During Q1, cryptocurrency-related trading income plummeted 47% compared to the prior year, totaling $134 million. Overall transaction-driven revenue landed at $623 million, falling short of analyst projections. The cryptocurrency slowdown significantly impacted Robinhood’s bottom-line profitability for the period.
Market sentiment has strengthened in subsequent months as investor confidence returned. Rising equity valuations have also stimulated retail investor participation on Robinhood’s platform. While the company remains substantially dependent on transaction volumes, management is actively pursuing diversified income streams.
Product Portfolio Expansion Strategy
Robinhood has aggressively pursued new offerings to mitigate exposure to volatile trading cycles.
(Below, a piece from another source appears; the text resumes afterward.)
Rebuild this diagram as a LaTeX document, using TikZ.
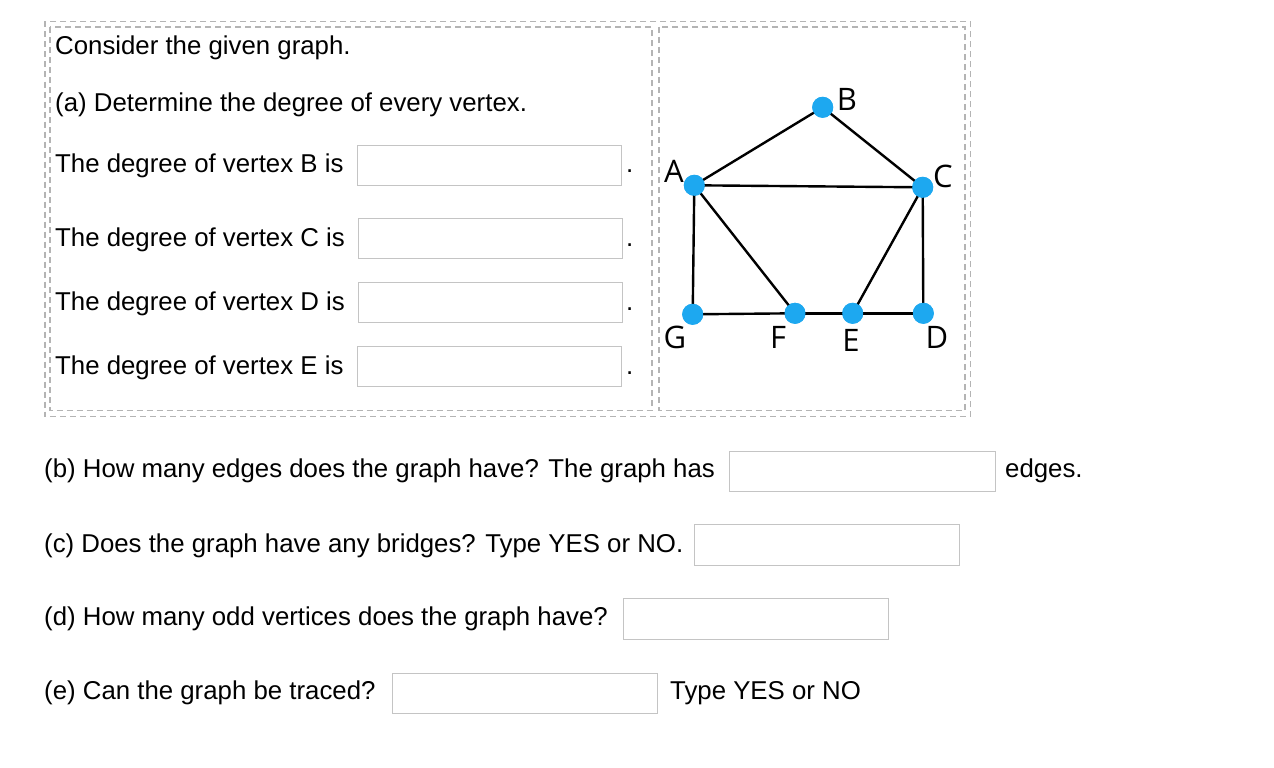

Its product expansion encompasses retirement planning tools, premium wealth management services, and consumer credit solutions. These initiatives generate more predictable recurring income and expand its addressable market.
The firm has also pursued geographic expansion through its WonderFi acquisition in the Canadian market. This strategic transaction enabled Robinhood to introduce equity and options trading capabilities for Canadian customers. The move reinforces the company’s ambitions to establish a presence beyond its domestic U.S. market.
HOOD’s pre-market gains reflected investor approval of both the restructuring initiative and encouraging trading metrics. The shares maintained elevation near morning peaks despite modest intraday volatility. Robinhood now must demonstrate that its streamlined organization can effectively drive sustainable expansion.